Prof.Dr. Pierluigi Claps has been a full professor of water engineering at the Polytechnic University of Turin since 2000. He earned an M.Sc. degree in civil engineering, with honors, in 1986 and a Ph.D. in hydrology from the University of Naples in 1990. He is the author and co-author of more than 100 papers, mainly related to statistics and watershed hydrology topics, published in referenced journals and in proceedings of national and international conferences. From 1990 to 2005, he was involved in the activities of the CNR-GNDCI (Italian Group for Prevention of Hydro-Geologic Disasters), working on topics related to flood risk estimation at a regional scale. Within GNDCI, in 2001, he was in charge of the research unit 1.54 at the Polytechnic University of Turin and in 1999, he became a member of the scientific committee, providing support to the coordination of Line #1 research. His research interests include regional statistical analysis of extreme rainfalls and floods; assessment of extreme thunderstorm hazard over large areas; radar and remote sensing applications for the assessment of the spatial distribution of extreme rainfall; parsimonious statistical methods for the representation of hydrological processes; climate change effects assessment in mountain regions; the effect of climatic factors on the mechanisms of flood formation; methods for water resources assessment at the regional scale; and regional analysis of flow duration curves.
Dr.Alberto Viglione has been a research fellow at the Vienna University of Technology since 2007. He graduated magna cum laude from the Polytechnic University of Turin in environmental engineering in 2002. In 2003-2004, he received a scholarship to study the physical and hydrological characterization of river catchments in Piedmont, financed by Regione
Piemonte (Italy). In 2004-2007, he carried out his Ph.D. studies in the Hydraulic
Department of the Polytechnic University of Turin. In 2009, he received the AMGA prize for
the best Ph.D. thesis on water resources. He has authored or co-authored several papers and book chapters and has organized sessions at conferences such as the EGU and AGU. He has been involved in several research and consulting projects related to hydrological modeling, specifically focusing on flood frequency analysis, in Italy, Austria, and at the European level. He developed software for regional frequency analysis in the R environment, which is available
online. He acts as associate editor and as a reviewer for several journals in the area of hydrology.

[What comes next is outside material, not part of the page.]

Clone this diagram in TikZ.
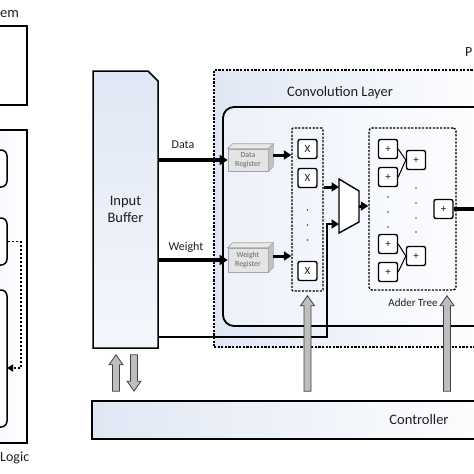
\documentclass[tikz,border=0pt]{standalone}
\usepackage{fontspec}
\setmainfont{Carlito}
\usetikzlibrary{shapes.misc,arrows.meta,calc}
\definecolor{lb}{RGB}{224,231,244}
\definecolor{lbb}{RGB}{236,241,250}
\definecolor{regfill}{RGB}{228,228,228}
\definecolor{regline}{RGB}{165,165,165}
\definecolor{garr}{RGB}{190,190,190}
\definecolor{txt}{RGB}{30,30,30}
\newcommand{\grayarrow}[3]{%
  \draw[garrowstyle] ($(#1)+(-3.5,0)$) -- ($(#2)+(-3.5,#3)$) -- ($(#2)+(-7,#3)$) -- (#2) -- ($(#2)+(7,#3)$) -- ($(#2)+(3.5,#3)$) -- ($(#1)+(3.5,0)$) -- cycle;}
\begin{document}
\begin{tikzpicture}[x=1pt,y=-1pt,text=txt,
  box/.style={draw,line width=1.5pt,inner sep=0pt},
  dbox/.style={draw,line width=1.4pt,inner sep=0pt,dash pattern=on 2.2pt off 1.4pt},
  opbox/.style={draw,line width=1.4pt,rounded corners=2pt,minimum size=19pt,inner sep=0pt,fill=white,font=\fontsize{11}{12}\selectfont},
  regbox/.style={draw=regline,fill=regfill,line width=0.7pt,inner sep=0pt,align=center,font=\fontsize{7.8}{8.6}\selectfont,text=black!60},
  lbl/.style={inner sep=0pt,font=\fontsize{12}{14}\selectfont},
  biglbl/.style={inner sep=0pt,font=\fontsize{14.5}{17}\selectfont},
  bigarr/.style={line width=3.4pt,-{Triangle[length=8pt,width=10pt]}},
  midarr/.style={line width=3pt,-{Triangle[length=7.5pt,width=9pt]}},
  garrowstyle/.style={draw=black!75,fill=garr,line width=0.8pt,line join=miter},
  tline/.style={line width=1pt},
  dotc/.style={fill=black!70}
]
\useasboundingbox (0,0) rectangle (474,474);
\clip (0,0) rectangle (474,474);

% ---------- left column (partly cut off) ----------
\node[inner sep=0pt,anchor=west,font=\fontsize{14.5}{17}\selectfont] (tsys) at (0,14) {em};
\node[box,fill=white,minimum width=67pt,minimum height=79pt] (lbox1) at (-6.5,65.5) {};
\node[box,left color=lbb,right color=white,minimum width=67pt,minimum height=313pt] (lbox2) at (-6.5,286.5) {};
\node[box,rounded corners=6pt,fill=white,minimum width=47pt,minimum height=37pt] (lr1) at (-16.5,168.5) {};
\node[box,rounded corners=6pt,fill=white,minimum width=47pt,minimum height=47pt] (lr2) at (-16.5,241.5) {};
\node[box,rounded corners=6pt,fill=white,minimum width=47pt,minimum height=137pt] (lr3) at (-16.5,358.5) {};
\coordinate (fb) at (7,368);
\draw[line width=1.6pt,dash pattern=on 2.5pt off 1.5pt,-{Triangle[length=6pt,width=7pt]}] (lr2.east) -- ++(13,0) |- (fb);
\node[inner sep=0pt,anchor=west,font=\fontsize{14}{16}\selectfont] (tlogic) at (0,458) {Logic};

% ---------- input buffer ----------
\node[box,chamfered rectangle,chamfered rectangle corners=north east,chamfered rectangle xsep=5pt,chamfered rectangle ysep=5pt,
      top color=lb,bottom color=lbb!60,minimum width=65pt,minimum height=277pt,align=center,font=\fontsize{14.5}{17}\selectfont] (ib) at (125.5,209.5) {Input\\Buffer};

% ---------- outer (P...) block ----------
\node[inner sep=0pt,anchor=east,font=\fontsize{14}{16}\selectfont] (tp) at (472.5,52) {P};
\node[dbox,left color=lb,right color=white,minimum width=286pt,minimum height=277pt] (outer) at (357,208.5) {};
\node[biglbl] (tconv) at (340,93) {Convolution Layer};
\node[draw,line width=1.8pt,rounded corners=11pt,left color=lbb,right color=white,inner sep=0pt,minimum width=297pt,minimum height=219pt] (conv) at (371.5,216.5) {};

% ---------- registers ----------
\node[regbox,minimum width=40pt,minimum height=22pt] (dreg) at (248,160) {Data\\Register};
\node[regbox,minimum width=40pt,minimum height=24pt] (wreg) at (248,260) {Weight\\Register};
\foreach \r in {dreg,wreg}{
  \draw[draw=regline,fill=regfill!80!white,line width=0.7pt] (\r.north west) -- ++(5,-5) -- ($(\r.north east)+(5,-5)$) -- (\r.north east) -- cycle;
  \draw[draw=regline,fill=regfill!85!black,line width=0.7pt] (\r.north east) -- ++(5,-5) -- ($(\r.south east)+(5,-5)$) -- (\r.south east) -- cycle;
}

% ---------- multipliers ----------
\node[dbox,rounded corners=1pt,minimum width=31pt,minimum height=163pt] (mult) at (307.5,209.5) {};
\node[opbox] (x1) at (307.5,149) {X};
\node[opbox] (x2) at (307.5,178) {X};
\node[opbox] (x3) at (307.5,271) {X};
\foreach \yy in {210,225,240} \fill[dotc] (307.5,\yy) circle (0.8);

% ---------- mux ----------
\draw[line width=1.4pt,fill=white] (339,179) coordinate (mtl) -- (359,191) -- (359,222) -- (339,233) -- cycle;
\coordinate (mi1) at (339,187);
\coordinate (mi2) at (339,224);
\coordinate (mo) at (359,206);

% ---------- adder tree ----------
\node[dbox,rounded corners=3pt,minimum width=87pt,minimum height=162pt] (adder) at (412.5,209) {};
\node[inner sep=0pt,font=\fontsize{11}{13}\selectfont] (tadd) at (413,303) {Adder Tree};
\node[opbox] (p1) at (388,149) {+};
\node[opbox] (p2) at (388,177) {+};
\node[opbox] (p3) at (388,244) {+};
\node[opbox] (p4) at (388,272) {+};
\node[opbox] (q1) at (416,160) {+};
\node[opbox] (q2) at (416,256) {+};
\node[opbox] (rr) at (443.5,209) {+};
\draw[tline] (p1.east) -- (q1.west);
\draw[tline] (p2.east) -- (q1.west);
\draw[tline] (p3.east) -- (q2.west);
\draw[tline] (p4.east) -- (q2.west);
\foreach \yy in {197,212,227} \fill[dotc] (388,\yy) circle (0.8);
\foreach \yy in {188,203,218,232} \fill[dotc] (416,\yy) circle (0.8);

% ---------- controller ----------
\node[box,line width=1.7pt,left color=lb,right color=white,minimum width=428pt,minimum height=38pt] (ctrl) at (306,420) {};
\node[biglbl] (tctrl) at (419,420) {Controller};

% ---------- connectors ----------
\node[lbl] (tdata) at (183,145) {Data};
\node[lbl] (tweight) at (186,247) {Weight};
\draw[bigarr] (ib.east |- dreg.west) -- (dreg.west);
\draw[bigarr] (ib.east |- wreg.west) -- (wreg.west);
\coordinate (dout) at ($(dreg.east)+(5,-5)$);
\coordinate (wout) at ($(wreg.east)+(5,-4)$);
\draw[midarr] (dout) -- (dout -| mult.west);
\draw[midarr] (wout) -- (wout -| mult.west);
\draw[midarr] (mult.east |- mi1) -- (mi1);
\coordinate (lowy) at (0,337);
\coordinate (bend) at (327,337);
\draw[line width=2.4pt,-{Triangle[length=7.5pt,width=9pt]}] (ib.east |- lowy) -- (bend) |- (mi2);
\draw[midarr] (mo) -- (mo -| adder.west);
\draw[line width=3.4pt] (rr.east) -- (rr.east -| conv.east);

% ---------- gray control arrows ----------
\coordinate (gx1) at (116,0);
\coordinate (gx2) at (134,0);
\coordinate (gx4) at (447,0);
\coordinate (g1a) at ($(gx1 |- ctrl.north)+(0,-9)$);
\coordinate (g1b) at ($(gx1 |- ib.south)+(0,6)$);
\grayarrow{g1a}{g1b}{10}
\coordinate (g2a) at ($(gx2 |- ib.south)+(0,6)$);
\coordinate (g2b) at ($(gx2 |- ctrl.north)+(0,-9)$);
\grayarrow{g2a}{g2b}{-10}
\coordinate (g3a) at ($(mult.south |- ctrl.north)+(0,-9)$);
\coordinate (g3b) at ($(mult.south)+(0,4)$);
\grayarrow{g3a}{g3b}{10}
\coordinate (g4a) at ($(gx4 |- ctrl.north)+(0,-9)$);
\coordinate (g4b) at ($(gx4 |- adder.south)+(0,5)$);
\grayarrow{g4a}{g4b}{10}
\end{tikzpicture}
\end{document}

His research objectives include understanding the spatiotemporal dynamics of climatic, hydrologic, and human processes in river basins, with the goal of deciphering the implications of these dynamics on the probabilities of extreme hydrological events (in particular, river floods) and their evolution in space and time.
Prof. Dr. Richard Vogel is currently an emeritus professor in the Department of Civil and Environmental Engineering, after 33 years on the faculty at Tufts University. He is the former Director of the interdisciplinary graduate program in water: systems, science and society. In 2020, he was elected as Distinguished Member of the American Society of Civil Engineers “for a lifetime of fundamental contributions to stochastic hydrology and its novel applications”. In 2020, he also received the Ven Te Chow Award from the ASCE Environmental and Water Resources Institute for “his extensive contributions in the fields of probabilistic and stochastic methods in hydrology, environmental engineering and water resources.” In 2017, he was elected a Fellow of AGU. In 2017 he was awarded the Maass-White visiting fellowship from the Institute for Water Resources of the U.S. Army Corps of Engineers. In 2009, he was awarded the Julian Hinds Award from the American Society of Civil Engineers for his advancement of the practice and science of water resource planning and management. He was a contributing editor for the ASCE Journal of Water Resources Planning and Management for over a decade. He was editor of the American Geophysical Union (AGU) Water Resource Monograph series and editor of the AGU National Report to the IUGG–Contributions in Hydrology. His research interests include stochastic and statistical hydrology, environmental statistics, and natural hazards.